=== The input ===

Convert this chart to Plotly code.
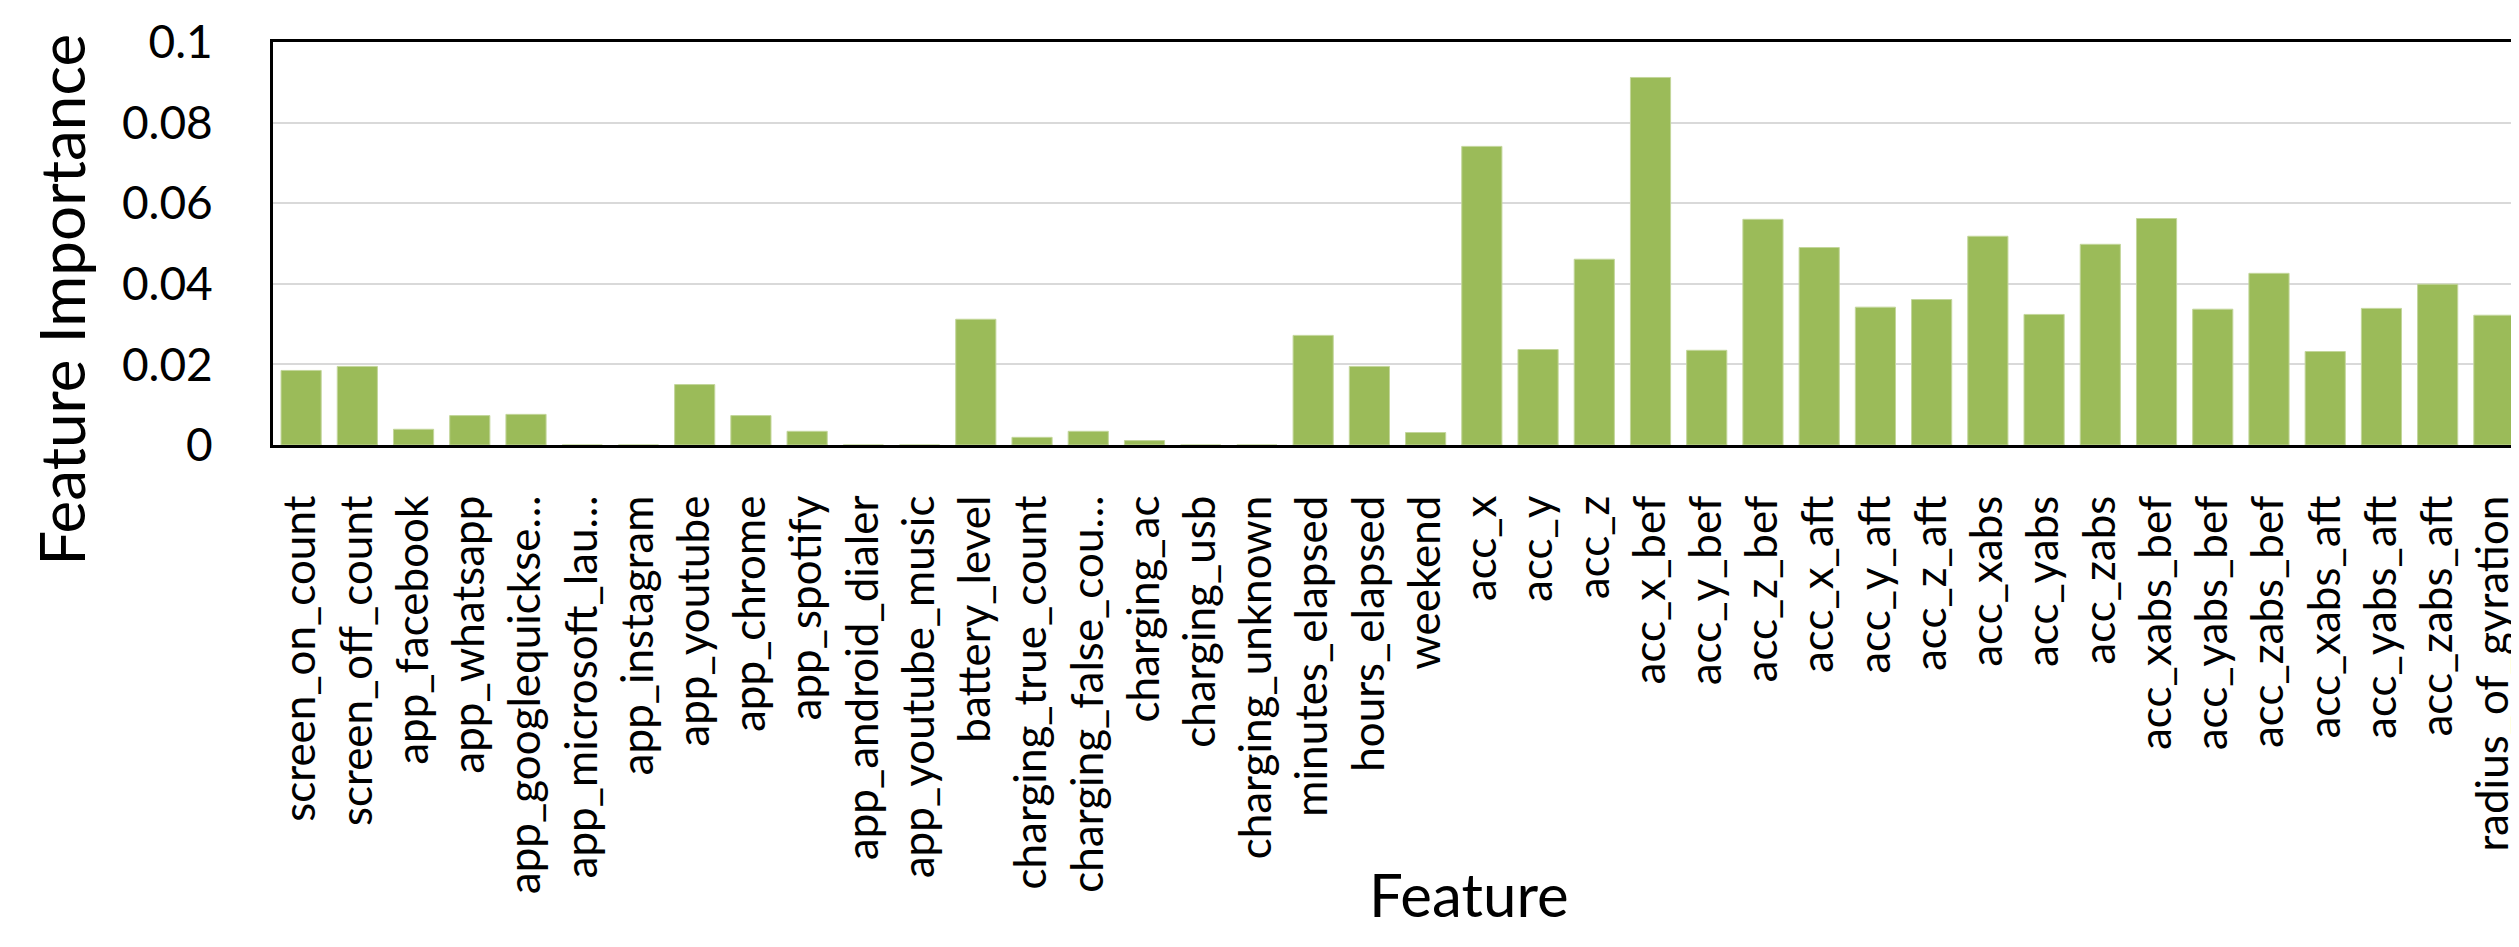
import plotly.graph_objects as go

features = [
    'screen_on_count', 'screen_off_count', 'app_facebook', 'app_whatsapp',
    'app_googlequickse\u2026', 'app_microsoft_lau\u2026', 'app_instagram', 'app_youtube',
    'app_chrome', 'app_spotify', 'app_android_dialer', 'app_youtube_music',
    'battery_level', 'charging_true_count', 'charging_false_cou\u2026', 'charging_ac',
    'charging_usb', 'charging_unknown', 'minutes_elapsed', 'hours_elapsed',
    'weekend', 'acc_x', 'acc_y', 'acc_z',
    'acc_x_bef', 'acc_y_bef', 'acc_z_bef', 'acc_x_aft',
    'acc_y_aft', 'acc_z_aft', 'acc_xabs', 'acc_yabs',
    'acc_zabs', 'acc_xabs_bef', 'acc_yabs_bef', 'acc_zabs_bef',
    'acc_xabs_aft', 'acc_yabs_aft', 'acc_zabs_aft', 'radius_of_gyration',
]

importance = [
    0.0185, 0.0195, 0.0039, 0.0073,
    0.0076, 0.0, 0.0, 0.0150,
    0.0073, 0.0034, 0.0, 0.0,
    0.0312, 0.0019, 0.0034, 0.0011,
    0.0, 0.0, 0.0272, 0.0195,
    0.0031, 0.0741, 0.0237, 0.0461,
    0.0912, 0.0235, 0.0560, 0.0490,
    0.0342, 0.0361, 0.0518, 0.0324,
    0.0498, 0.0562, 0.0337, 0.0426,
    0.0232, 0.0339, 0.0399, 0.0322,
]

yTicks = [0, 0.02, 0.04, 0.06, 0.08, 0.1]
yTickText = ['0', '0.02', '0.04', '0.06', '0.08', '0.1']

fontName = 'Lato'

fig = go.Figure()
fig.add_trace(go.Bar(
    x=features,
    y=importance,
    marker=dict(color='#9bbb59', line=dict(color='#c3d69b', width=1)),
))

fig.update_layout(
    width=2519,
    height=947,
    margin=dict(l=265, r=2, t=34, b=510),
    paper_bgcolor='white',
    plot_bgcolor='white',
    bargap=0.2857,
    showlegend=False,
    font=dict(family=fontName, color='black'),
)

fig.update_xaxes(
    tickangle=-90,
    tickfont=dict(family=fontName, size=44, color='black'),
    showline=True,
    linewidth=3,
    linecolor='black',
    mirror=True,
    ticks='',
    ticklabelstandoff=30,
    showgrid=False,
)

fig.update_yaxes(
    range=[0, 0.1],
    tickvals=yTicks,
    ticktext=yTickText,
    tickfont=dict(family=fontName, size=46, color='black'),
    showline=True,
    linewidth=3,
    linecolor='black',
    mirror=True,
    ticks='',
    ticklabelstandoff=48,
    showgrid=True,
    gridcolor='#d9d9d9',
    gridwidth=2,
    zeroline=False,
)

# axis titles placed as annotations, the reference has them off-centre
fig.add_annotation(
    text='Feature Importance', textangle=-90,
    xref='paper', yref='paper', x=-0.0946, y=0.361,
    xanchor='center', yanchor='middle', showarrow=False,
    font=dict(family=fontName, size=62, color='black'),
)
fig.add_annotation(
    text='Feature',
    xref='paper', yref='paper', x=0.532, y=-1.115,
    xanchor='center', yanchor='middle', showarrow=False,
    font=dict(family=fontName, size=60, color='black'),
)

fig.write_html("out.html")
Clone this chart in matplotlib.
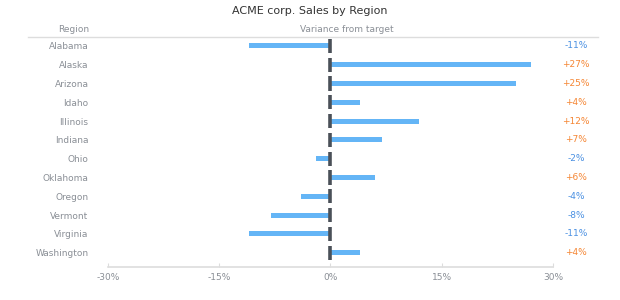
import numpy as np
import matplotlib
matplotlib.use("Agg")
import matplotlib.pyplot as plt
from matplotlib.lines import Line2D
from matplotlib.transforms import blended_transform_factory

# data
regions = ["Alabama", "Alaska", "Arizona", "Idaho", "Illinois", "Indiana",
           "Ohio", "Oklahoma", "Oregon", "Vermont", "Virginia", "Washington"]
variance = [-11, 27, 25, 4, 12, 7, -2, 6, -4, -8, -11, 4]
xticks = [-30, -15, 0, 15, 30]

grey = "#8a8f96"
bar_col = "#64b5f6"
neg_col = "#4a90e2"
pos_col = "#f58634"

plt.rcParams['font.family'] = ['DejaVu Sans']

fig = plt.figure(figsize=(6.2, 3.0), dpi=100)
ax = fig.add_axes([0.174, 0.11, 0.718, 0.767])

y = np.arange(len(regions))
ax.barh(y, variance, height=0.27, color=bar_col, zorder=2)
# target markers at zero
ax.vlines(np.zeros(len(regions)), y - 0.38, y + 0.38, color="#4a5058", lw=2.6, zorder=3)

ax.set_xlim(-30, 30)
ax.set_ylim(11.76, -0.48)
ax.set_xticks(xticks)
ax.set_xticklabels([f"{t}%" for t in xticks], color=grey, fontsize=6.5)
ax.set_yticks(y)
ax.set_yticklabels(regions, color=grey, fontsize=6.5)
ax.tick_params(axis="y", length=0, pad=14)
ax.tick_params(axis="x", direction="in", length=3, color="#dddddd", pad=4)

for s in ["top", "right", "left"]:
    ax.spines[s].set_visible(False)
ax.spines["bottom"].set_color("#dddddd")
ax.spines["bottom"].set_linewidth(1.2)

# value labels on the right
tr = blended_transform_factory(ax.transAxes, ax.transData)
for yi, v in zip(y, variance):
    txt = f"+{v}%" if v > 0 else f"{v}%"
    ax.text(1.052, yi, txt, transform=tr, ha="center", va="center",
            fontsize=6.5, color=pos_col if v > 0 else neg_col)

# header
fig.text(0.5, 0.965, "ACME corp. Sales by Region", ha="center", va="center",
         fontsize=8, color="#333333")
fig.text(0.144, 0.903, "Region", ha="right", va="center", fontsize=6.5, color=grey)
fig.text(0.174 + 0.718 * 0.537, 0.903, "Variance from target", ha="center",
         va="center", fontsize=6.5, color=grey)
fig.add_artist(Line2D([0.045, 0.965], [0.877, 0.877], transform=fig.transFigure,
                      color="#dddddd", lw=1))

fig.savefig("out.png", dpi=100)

=== Goal ===
Pictures don't belong in the copy. Restate all the entries exactly.

=== Output of the task ===
Convert this chart to Plotly code.
import plotly.graph_objects as go

features = [
    'screen_on_count', 'screen_off_count', 'app_facebook', 'app_whatsapp',
    'app_googlequickse\u2026', 'app_microsoft_lau\u2026', 'app_instagram', 'app_youtube',
    'app_chrome', 'app_spotify', 'app_android_dialer', 'app_youtube_music',
    'battery_level', 'charging_true_count', 'charging_false_cou\u2026', 'charging_ac',
    'charging_usb', 'charging_unknown', 'minutes_elapsed', 'hours_elapsed',
    'weekend', 'acc_x', 'acc_y', 'acc_z',
    'acc_x_bef', 'acc_y_bef', 'acc_z_bef', 'acc_x_aft',
    'acc_y_aft', 'acc_z_aft', 'acc_xabs', 'acc_yabs',
    'acc_zabs', 'acc_xabs_bef', 'acc_yabs_bef', 'acc_zabs_bef',
    'acc_xabs_aft', 'acc_yabs_aft', 'acc_zabs_aft', 'radius_of_gyration',
]

importance = [
    0.0185, 0.0195, 0.0039, 0.0073,
    0.0076, 0.0, 0.0, 0.0150,
    0.0073, 0.0034, 0.0, 0.0,
    0.0312, 0.0019, 0.0034, 0.0011,
    0.0, 0.0, 0.0272, 0.0195,
    0.0031, 0.0741, 0.0237, 0.0461,
    0.0912, 0.0235, 0.0560, 0.0490,
    0.0342, 0.0361, 0.0518, 0.0324,
    0.0498, 0.0562, 0.0337, 0.0426,
    0.0232, 0.0339, 0.0399, 0.0322,
]

yTicks = [0, 0.02, 0.04, 0.06, 0.08, 0.1]
yTickText = ['0', '0.02', '0.04', '0.06', '0.08', '0.1']

fontName = 'Lato'

fig = go.Figure()
fig.add_trace(go.Bar(
    x=features,
    y=importance,
    marker=dict(color='#9bbb59', line=dict(color='#c3d69b', width=1)),
))

fig.update_layout(
    width=2519,
    height=947,
    margin=dict(l=265, r=2, t=34, b=510),
    paper_bgcolor='white',
    plot_bgcolor='white',
    bargap=0.2857,
    showlegend=False,
    font=dict(family=fontName, color='black'),
)

fig.update_xaxes(
    tickangle=-90,
    tickfont=dict(family=fontName, size=44, color='black'),
    showline=True,
    linewidth=3,
    linecolor='black',
    mirror=True,
    ticks='',
    ticklabelstandoff=30,
    showgrid=False,
)

fig.update_yaxes(
    range=[0, 0.1],
    tickvals=yTicks,
    ticktext=yTickText,
    tickfont=dict(family=fontName, size=46, color='black'),
    showline=True,
    linewidth=3,
    linecolor='black',
    mirror=True,
    ticks='',
    ticklabelstandoff=48,
    showgrid=True,
    gridcolor='#d9d9d9',
    gridwidth=2,
    zeroline=False,
)

# axis titles placed as annotations, the reference has them off-centre
fig.add_annotation(
    text='Feature Importance', textangle=-90,
    xref='paper', yref='paper', x=-0.0946, y=0.361,
    xanchor='center', yanchor='middle', showarrow=False,
    font=dict(family=fontName, size=62, color='black'),
)
fig.add_annotation(
    text='Feature',
    xref='paper', yref='paper', x=0.532, y=-1.115,
    xanchor='center', yanchor='middle', showarrow=False,
    font=dict(family=fontName, size=60, color='black'),
)

fig.write_html("out.html")
Clone this chart in matplotlib.
import numpy as np
import matplotlib
matplotlib.use("Agg")
import matplotlib.pyplot as plt
from matplotlib.lines import Line2D
from matplotlib.transforms import blended_transform_factory

# data
regions = ["Alabama", "Alaska", "Arizona", "Idaho", "Illinois", "Indiana",
           "Ohio", "Oklahoma", "Oregon", "Vermont", "Virginia", "Washington"]
variance = [-11, 27, 25, 4, 12, 7, -2, 6, -4, -8, -11, 4]
xticks = [-30, -15, 0, 15, 30]

grey = "#8a8f96"
bar_col = "#64b5f6"
neg_col = "#4a90e2"
pos_col = "#f58634"

plt.rcParams['font.family'] = ['DejaVu Sans']

fig = plt.figure(figsize=(6.2, 3.0), dpi=100)
ax = fig.add_axes([0.174, 0.11, 0.718, 0.767])

y = np.arange(len(regions))
ax.barh(y, variance, height=0.27, color=bar_col, zorder=2)
# target markers at zero
ax.vlines(np.zeros(len(regions)), y - 0.38, y + 0.38, color="#4a5058", lw=2.6, zorder=3)

ax.set_xlim(-30, 30)
ax.set_ylim(11.76, -0.48)
ax.set_xticks(xticks)
ax.set_xticklabels([f"{t}%" for t in xticks], color=grey, fontsize=6.5)
ax.set_yticks(y)
ax.set_yticklabels(regions, color=grey, fontsize=6.5)
ax.tick_params(axis="y", length=0, pad=14)
ax.tick_params(axis="x", direction="in", length=3, color="#dddddd", pad=4)

for s in ["top", "right", "left"]:
    ax.spines[s].set_visible(False)
ax.spines["bottom"].set_color("#dddddd")
ax.spines["bottom"].set_linewidth(1.2)

# value labels on the right
tr = blended_transform_factory(ax.transAxes, ax.transData)
for yi, v in zip(y, variance):
    txt = f"+{v}%" if v > 0 else f"{v}%"
    ax.text(1.052, yi, txt, transform=tr, ha="center", va="center",
            fontsize=6.5, color=pos_col if v > 0 else neg_col)

# header
fig.text(0.5, 0.965, "ACME corp. Sales by Region", ha="center", va="center",
         fontsize=8, color="#333333")
fig.text(0.144, 0.903, "Region", ha="right", va="center", fontsize=6.5, color=grey)
fig.text(0.174 + 0.718 * 0.537, 0.903, "Variance from target", ha="center",
         va="center", fontsize=6.5, color=grey)
fig.add_artist(Line2D([0.045, 0.965], [0.877, 0.877], transform=fig.transFigure,
                      color="#dddddd", lw=1))

fig.savefig("out.png", dpi=100)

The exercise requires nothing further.